Setiap orang atau kelompok pasti ingin maju dan berkembang namun kemajuan
itu harus di capai secara wajar tanpa merugikan orang lain.

      D)   Etika Etos Kerja dalam Islam
      ·         Pertama, melakukan pekerjaan dengan baik.
Di dalam al-Quran Allah SWT berfirman:
Hai orang-orang yang beriman, makanlah di antara rezki yang baik-baik yang kami berikan kepadamu dan bersyukurlah kepada Allah, jika benar-benar kepada-Nya kamu menyembah.” (QS. Al-Baqarah [2] : 172).
Dalam memilih seseorang untuk diserahi suatu tugas, Rasulullah saw melakukannya secara selektif, di antaranya dilihat dari segi keahlian, keutamaan, dan kedalaman ilmunya. Beliau juga selalu mengajak mereka agar tekun dalam menunaikan pekerjaan.
      ·         Kedua, takwa dalam melakukan pekerjaan.
 “…. Berbekallah, dan sesungguhnya sebaik-baik bekal adalah takwa dan bertakwalah kepada-Ku hai orang-orang yang berakal.” (QS. Al-Baqarah [2] : 197).
Kerja mempunyai etika yang harus selalu diikutsertakan di dalamnya, oleh karena kerja merupakan bukti adanya iman dan parameter bagi pahala dan siksa. Hendaknya para pekerja dapat meningkatkan tujuan akhirat dari pekerjaan yang mereka lakukan, dalam arti bukan sekedar memperoleh upah dan imbalan, karena tujuan utama kerja adalah demi memperoleh keridhaan Allah SWT sekaligus berkhidmat kepada umat. Etika bekerja yang disertai dengan ketakwaan merupakan tuntunan Islam.
      ·         Ketiga, adanya sikap baik budi, jujur dan amanah, kesesuaian upah, tidak menipu, merampas, mengabaikan sesuatu, dan semena-mena.
Pekerja harus memiliki komitmen terhadap agamanya, memiliki motivasi untuk menjalankan kewajiban-kewajiban Allah, seperti bersungguh-sungguh dalam bekerja dan selalu memperbaiki muamalahnya. Di samping itu, mereka harus mengembangkan etika yang berhubungan dengan masalah kerja sehingga menjadi suatu tradisi kerja yang didasarkan pada prinsip-prinsip agama.
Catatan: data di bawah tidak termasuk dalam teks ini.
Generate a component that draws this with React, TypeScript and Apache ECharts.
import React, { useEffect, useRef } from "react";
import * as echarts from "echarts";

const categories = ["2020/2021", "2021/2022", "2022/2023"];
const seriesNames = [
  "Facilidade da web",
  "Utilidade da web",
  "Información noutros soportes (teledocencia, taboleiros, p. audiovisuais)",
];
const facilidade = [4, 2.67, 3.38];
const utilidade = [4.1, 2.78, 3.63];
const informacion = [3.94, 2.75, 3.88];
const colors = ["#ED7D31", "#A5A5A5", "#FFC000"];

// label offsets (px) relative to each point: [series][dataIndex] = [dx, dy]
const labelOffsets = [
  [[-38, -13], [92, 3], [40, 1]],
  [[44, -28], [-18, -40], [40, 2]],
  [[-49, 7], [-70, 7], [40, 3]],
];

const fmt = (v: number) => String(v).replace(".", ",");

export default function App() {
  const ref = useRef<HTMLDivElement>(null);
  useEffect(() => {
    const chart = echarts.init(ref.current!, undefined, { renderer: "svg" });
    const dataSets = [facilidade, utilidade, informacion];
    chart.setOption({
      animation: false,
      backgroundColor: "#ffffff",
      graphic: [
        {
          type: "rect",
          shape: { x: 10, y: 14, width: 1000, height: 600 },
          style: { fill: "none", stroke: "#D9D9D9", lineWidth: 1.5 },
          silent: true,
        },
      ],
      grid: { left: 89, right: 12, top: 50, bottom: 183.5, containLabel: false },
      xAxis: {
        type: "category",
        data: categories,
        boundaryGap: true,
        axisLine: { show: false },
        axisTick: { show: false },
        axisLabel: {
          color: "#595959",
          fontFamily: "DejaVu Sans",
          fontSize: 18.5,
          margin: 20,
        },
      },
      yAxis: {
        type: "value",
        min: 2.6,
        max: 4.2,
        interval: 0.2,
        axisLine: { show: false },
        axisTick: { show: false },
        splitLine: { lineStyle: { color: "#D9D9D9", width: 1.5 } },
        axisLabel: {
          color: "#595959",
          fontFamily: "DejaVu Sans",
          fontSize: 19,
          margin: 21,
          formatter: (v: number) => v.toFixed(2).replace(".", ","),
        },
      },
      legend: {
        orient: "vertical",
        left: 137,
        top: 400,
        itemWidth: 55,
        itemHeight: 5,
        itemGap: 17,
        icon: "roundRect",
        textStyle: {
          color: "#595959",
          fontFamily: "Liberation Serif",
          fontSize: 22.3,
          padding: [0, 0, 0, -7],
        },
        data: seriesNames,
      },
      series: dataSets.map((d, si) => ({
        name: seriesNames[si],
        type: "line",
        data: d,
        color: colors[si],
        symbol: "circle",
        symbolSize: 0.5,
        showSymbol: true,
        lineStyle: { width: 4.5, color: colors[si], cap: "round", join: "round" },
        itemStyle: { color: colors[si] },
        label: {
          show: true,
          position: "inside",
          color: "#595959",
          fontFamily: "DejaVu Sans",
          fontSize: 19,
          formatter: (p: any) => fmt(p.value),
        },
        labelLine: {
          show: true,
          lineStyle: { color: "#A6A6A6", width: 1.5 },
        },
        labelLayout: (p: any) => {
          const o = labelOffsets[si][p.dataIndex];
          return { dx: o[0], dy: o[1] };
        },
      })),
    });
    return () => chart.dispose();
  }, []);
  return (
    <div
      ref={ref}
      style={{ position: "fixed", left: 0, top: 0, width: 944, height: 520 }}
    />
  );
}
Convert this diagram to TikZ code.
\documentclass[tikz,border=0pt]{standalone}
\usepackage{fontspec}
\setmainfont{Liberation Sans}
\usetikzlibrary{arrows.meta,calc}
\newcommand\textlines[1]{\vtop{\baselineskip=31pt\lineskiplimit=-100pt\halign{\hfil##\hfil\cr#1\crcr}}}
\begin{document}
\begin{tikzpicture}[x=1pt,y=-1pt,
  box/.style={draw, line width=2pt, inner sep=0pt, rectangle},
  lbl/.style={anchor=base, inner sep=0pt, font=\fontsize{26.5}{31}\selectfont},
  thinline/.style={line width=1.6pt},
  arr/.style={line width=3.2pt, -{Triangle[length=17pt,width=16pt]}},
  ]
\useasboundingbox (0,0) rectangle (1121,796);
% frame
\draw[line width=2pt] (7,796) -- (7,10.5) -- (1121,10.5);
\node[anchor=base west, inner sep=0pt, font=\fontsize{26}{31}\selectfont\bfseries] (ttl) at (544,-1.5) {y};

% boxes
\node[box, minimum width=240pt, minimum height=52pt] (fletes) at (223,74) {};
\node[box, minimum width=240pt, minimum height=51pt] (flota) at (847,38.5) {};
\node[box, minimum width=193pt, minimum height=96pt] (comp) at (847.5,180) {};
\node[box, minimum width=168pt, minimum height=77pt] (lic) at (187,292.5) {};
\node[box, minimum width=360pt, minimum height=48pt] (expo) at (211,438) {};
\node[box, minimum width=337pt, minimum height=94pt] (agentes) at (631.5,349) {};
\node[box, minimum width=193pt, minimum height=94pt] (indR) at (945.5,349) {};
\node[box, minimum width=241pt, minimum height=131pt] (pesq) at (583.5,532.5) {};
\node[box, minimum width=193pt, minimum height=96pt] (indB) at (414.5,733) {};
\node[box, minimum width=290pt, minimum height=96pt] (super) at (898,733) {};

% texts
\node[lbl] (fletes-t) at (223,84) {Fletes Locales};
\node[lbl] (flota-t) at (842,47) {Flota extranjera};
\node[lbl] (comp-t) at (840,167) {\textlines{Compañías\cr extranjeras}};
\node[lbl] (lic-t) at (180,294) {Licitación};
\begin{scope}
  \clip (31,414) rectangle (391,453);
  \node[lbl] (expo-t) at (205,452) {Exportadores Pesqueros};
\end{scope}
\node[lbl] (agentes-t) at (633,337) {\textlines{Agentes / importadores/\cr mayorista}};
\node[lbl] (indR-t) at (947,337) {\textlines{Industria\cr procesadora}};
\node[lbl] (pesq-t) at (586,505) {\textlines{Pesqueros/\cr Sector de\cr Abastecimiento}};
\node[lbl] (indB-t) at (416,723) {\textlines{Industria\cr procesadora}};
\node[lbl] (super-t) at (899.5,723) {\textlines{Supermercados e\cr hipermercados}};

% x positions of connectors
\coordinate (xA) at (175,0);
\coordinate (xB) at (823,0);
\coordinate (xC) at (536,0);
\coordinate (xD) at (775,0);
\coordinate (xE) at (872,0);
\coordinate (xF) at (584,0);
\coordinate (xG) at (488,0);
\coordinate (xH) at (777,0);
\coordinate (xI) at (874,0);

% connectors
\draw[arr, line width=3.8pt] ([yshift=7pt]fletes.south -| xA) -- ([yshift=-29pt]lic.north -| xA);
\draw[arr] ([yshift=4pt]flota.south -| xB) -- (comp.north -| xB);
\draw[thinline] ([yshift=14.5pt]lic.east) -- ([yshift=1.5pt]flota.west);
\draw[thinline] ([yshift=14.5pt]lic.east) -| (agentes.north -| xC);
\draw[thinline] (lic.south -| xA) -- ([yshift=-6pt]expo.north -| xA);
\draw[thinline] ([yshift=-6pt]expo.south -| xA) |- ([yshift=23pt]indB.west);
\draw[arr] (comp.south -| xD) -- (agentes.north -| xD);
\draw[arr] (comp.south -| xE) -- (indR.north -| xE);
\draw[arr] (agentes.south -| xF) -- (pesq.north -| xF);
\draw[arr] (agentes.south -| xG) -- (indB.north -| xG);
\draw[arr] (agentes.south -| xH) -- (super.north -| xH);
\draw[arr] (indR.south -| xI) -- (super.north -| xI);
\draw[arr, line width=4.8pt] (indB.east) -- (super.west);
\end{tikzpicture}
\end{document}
      ·         Keempat, adanya keterikatan individu terhadap diri dan kerja yang menjadi tanggung jawabnya.
Sikap ini muncul dari iman dan rasa takut individu terhadap Allah. Kesadaran ketuhanan dan spiritualitasnya mampu melahirkan sikap-sikap kerja positif. Kesadaran bahwa Allah melihat, mengontrol dalam kondisi apapun, serta akan menghisab seluruh amal perbuatannya secara adil dan fair, kemudian akan membalasnya dengan pahala atau siksaan di dunia.
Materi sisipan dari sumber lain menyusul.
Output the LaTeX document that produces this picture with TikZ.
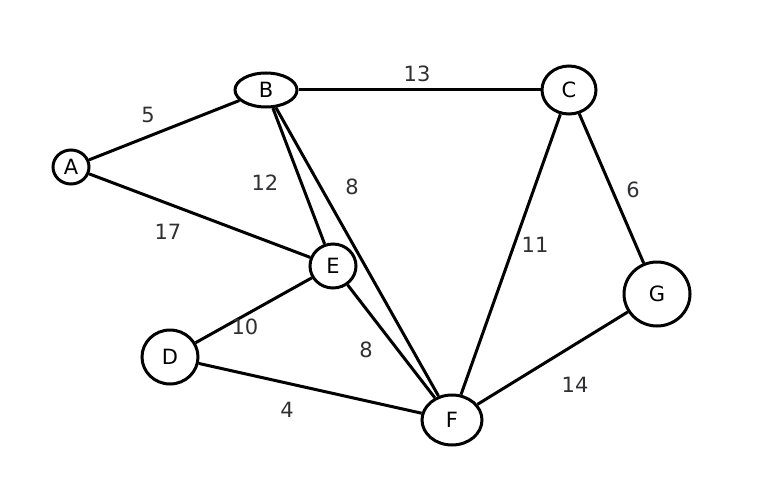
\documentclass[tikz,border=0pt]{standalone}
\usepackage{fontspec}
\setmainfont{DejaVu Sans}
\usetikzlibrary{shapes.geometric}
\begin{document}
\begin{tikzpicture}[x=1pt,y=-1pt,
 vert/.style={draw,line width=3pt,ellipse,inner sep=0pt,font=\fontsize{21}{21}\selectfont},
 edge/.style={line width=3pt},
 lab/.style={font=\fontsize{21}{21}\selectfont,text=black!90!cyan!80!black}]
\useasboundingbox (0,0) rectangle (775,476);
\node[vert,minimum width=36pt,minimum height=34pt] (A) at (71,167) {A};
\node[vert,minimum width=62pt,minimum height=34pt] (B) at (266,90) {B};
\node[vert,minimum width=54pt,minimum height=48pt] (C) at (569,90) {C};
\node[vert,minimum width=46pt,minimum height=44pt] (E) at (333,266) {E};
\node[vert,minimum width=56pt,minimum height=54pt] (D) at (170,357) {D};
\node[vert,minimum width=60pt,minimum height=50pt] (F) at (452,420) {F};
\node[vert,minimum width=66pt,minimum height=64pt] (G) at (657,294) {G};
\draw[edge] (A) -- (B);
\draw[edge] (A) -- (E);
\draw[edge] (B) -- (C);
\draw[edge] (B) -- (E);
\draw[edge] (B) -- (F);
\draw[edge] (C) -- (F);
\draw[edge] (C) -- (G);
\draw[edge] (E) -- (D);
\draw[edge] (E) -- (F);
\draw[edge] (D) -- (F);
\draw[edge] (G) -- (F);
\node[lab] (l1) at (148,115) {5};
\node[lab] (l2) at (417,74) {13};
\node[lab] (l3) at (265,183) {12};
\node[lab] (l4) at (352,187) {8};
\node[lab] (l5) at (168,232) {17};
\node[lab] (l6) at (535,245) {11};
\node[lab] (l7) at (633,190) {6};
\node[lab] (l8) at (245,327) {10};
\node[lab] (l9) at (366,350) {8};
\node[lab] (l10) at (287,410) {4};
\node[lab] (l11) at (575,385) {14};
\end{tikzpicture}
\end{document}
      ·         Kelima, berusaha dengan cara halal dalam seluruh jenis pekerjaan.
Rasulullah saw bersabda:
Sesungguhnya Allah adalah Dzat Yang Baik, mencintai yang baik, dan tidak menerima (sesuatu) kecuali yang baik dan sesungguhnya Allah memerintahkan kepada orang-orang mukmin sesuatu yang diperintahkan kepada para utusan-Nya.” (H.R Muslim dan Tirmidzi).
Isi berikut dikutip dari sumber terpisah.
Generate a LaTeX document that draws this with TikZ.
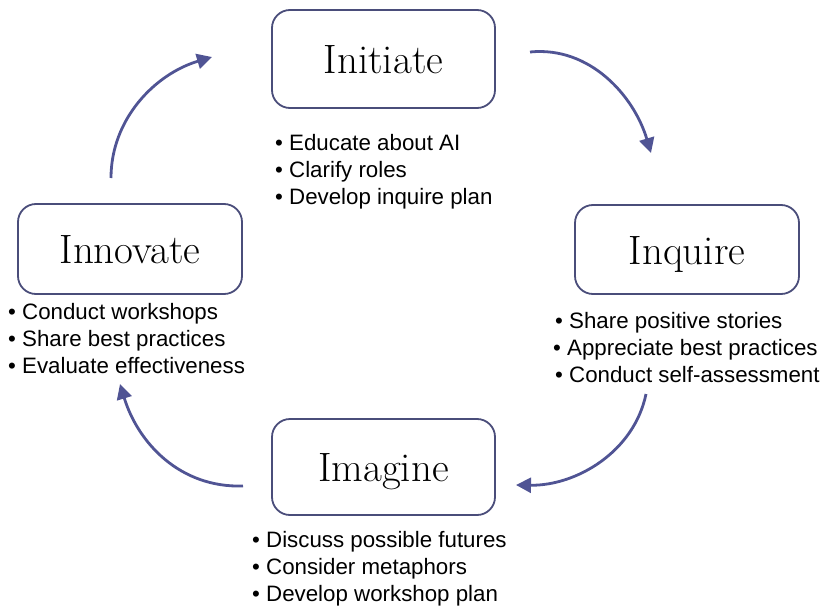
\documentclass[tikz,border=0pt]{standalone}
\usepackage{fontspec}
\setsansfont{Liberation Sans}
\usetikzlibrary{arrows.meta}
\definecolor{cyclearrow}{RGB}{80,84,148}
\definecolor{stageborder}{RGB}{74,77,122}
\tikzset{
  stagebox/.style={draw=stageborder, line width=1.8pt, rounded corners=18pt,
    inner sep=0pt, text height=29pt, text depth=0pt,
    font=\fontsize{41}{41}\selectfont},
  bullet/.style={anchor=base west, inner sep=0pt,
    font=\sffamily\fontsize{22.3}{22.3}\selectfont},
  cycle/.style={draw=cyclearrow, line width=2.8pt,
    -{Triangle[length=15pt,width=15pt]}}
}
\begin{document}
\begin{tikzpicture}[x=1pt,y=-1pt]
\useasboundingbox (0,0) rectangle (822,610);

% stage boxes
\node[stagebox, minimum width=223pt, minimum height=98pt] (initiate) at (383.5,59) {Initiate};
\node[stagebox, minimum width=224pt, minimum height=89pt] (inquire) at (687,249.5) {Inquire};
\node[stagebox, minimum width=223pt, minimum height=96pt] (imagine) at (383.5,467) {Imagine};
\node[stagebox, minimum width=224pt, minimum height=90pt] (innovate) at (130,249) {Innovate};

% activities under each stage
\node[bullet] (init1) at (275,150.5) {• Educate about AI};
\node[bullet] (init2) at (275,177.5) {• Clarify roles};
\node[bullet] (init3) at (275,204.5) {• Develop inquire plan};

\node[bullet] (inq1) at (555,328) {• Share positive stories};
\node[bullet] (inq2) at (553,355) {• Appreciate best practices};
\node[bullet] (inq3) at (555,382) {• Conduct self-assessment};

\node[bullet] (ima1) at (252,547) {• Discuss possible futures};
\node[bullet] (ima2) at (252,574) {• Consider metaphors};
\node[bullet] (ima3) at (252,601) {• Develop workshop plan};

\node[bullet] (inn1) at (8,319) {• Conduct workshops};
\node[bullet] (inn2) at (8,346) {• Share best practices};
\node[bullet] (inn3) at (8,373) {• Evaluate effectiveness};

% cycle arrows
\coordinate (a1s) at (530,52);
\coordinate (a1e) at (651,153);
\coordinate (a2s) at (646,394);
\coordinate (a2e) at (516,485);
\coordinate (a3s) at (243,486);
\coordinate (a3e) at (120,384);
\coordinate (a4s) at (111,178);
\coordinate (a4e) at (212,57);

\draw[cycle] (a1s) .. controls (590,46) and (634,96) .. (a1e);
\draw[cycle] (a2s) .. controls (634,452) and (576,486) .. (a2e);
\draw[cycle] (a3s) .. controls (180,488) and (138,443) .. (a3e);
\draw[cycle] (a4s) .. controls (111,119) and (155,74) .. (a4e);
\end{tikzpicture}
\end{document}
Mencari yang halal adalah wajib bagi setiap muslim.” (H.R Ath Thabrani)
      ·         Keenam, dilarang memaksakan (memforsir) seseorang, alat-alat produksi, atau binatang dalam bekerja.
Semua harus dipekerjakan secara proporsional dan wajar, misalnya tidak boleh mempekerjakan buruh atau hewan secara zhalim. Termasuk didalamnya penggunaan alat-alat produksi secara terus menerus. Rasulullah saw bersabda : “Sesungguhnya tubuhmu mempunyai hak atas dirimu.”
Para ahli fiqih telah menegaskan pentingnya kasih sayang terhadap para pekerja dan hewan yang dipekerjakan. Mereka yang sadar amat memperhitungkan beban yang semestinya dipikul oleh para pekerja. Mereka melarang membebani binatang diluar kekuatannya. Mereka menyuruh para pekerja menurunkan barang-barang muatan dari atas punggung hewan yang mengangkutnya jika sedang istirahat, agar tidak membahayakan. Demikian pula terhadap alat-alat produksi.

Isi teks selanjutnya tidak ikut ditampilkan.